- Aim
Reproduce each line that includes the word "this".

- Records to process
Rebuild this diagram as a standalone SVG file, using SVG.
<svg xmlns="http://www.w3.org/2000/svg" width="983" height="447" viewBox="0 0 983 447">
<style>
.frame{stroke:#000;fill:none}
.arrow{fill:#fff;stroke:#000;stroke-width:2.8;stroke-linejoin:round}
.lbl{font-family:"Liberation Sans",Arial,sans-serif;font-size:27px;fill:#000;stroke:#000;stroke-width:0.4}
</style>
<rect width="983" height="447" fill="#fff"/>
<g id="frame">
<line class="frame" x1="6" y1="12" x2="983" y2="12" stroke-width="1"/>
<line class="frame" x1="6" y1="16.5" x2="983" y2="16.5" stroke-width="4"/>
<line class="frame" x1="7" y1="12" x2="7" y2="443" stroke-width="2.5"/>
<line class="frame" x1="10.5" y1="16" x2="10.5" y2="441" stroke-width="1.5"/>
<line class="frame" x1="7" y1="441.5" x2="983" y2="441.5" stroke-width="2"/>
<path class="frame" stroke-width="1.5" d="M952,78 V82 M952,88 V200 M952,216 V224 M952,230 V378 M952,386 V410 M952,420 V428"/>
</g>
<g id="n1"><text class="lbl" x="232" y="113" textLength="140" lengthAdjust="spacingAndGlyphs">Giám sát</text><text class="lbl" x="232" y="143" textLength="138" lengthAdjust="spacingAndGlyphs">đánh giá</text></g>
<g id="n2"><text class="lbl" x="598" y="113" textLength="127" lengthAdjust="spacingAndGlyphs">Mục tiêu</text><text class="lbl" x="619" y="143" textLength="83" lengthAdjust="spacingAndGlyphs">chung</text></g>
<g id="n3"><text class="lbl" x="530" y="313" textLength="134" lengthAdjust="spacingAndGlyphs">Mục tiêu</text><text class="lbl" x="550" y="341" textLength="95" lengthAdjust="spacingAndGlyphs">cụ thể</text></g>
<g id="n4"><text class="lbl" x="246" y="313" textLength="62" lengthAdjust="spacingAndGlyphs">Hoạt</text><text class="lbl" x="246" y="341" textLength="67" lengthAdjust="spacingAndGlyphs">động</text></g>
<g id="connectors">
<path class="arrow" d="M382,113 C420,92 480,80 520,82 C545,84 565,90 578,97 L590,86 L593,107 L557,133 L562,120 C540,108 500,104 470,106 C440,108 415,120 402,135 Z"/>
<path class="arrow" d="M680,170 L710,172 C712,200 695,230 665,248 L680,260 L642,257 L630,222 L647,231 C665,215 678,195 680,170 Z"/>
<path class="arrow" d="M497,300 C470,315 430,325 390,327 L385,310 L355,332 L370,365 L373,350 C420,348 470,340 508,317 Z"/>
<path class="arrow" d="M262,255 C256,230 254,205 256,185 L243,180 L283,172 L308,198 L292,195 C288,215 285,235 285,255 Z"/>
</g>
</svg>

==

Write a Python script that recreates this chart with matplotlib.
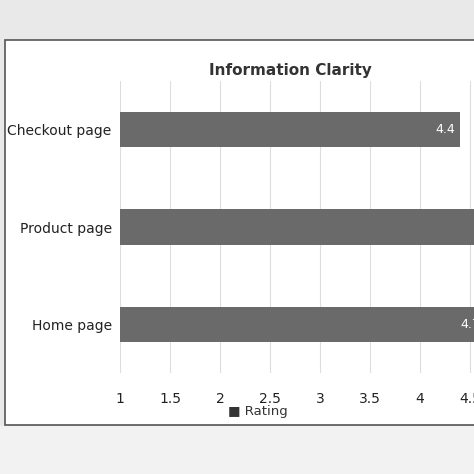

- Reply
Rebuild this diagram as a standalone SVG file, using SVG.
Write a Python script that recreates this chart with matplotlib.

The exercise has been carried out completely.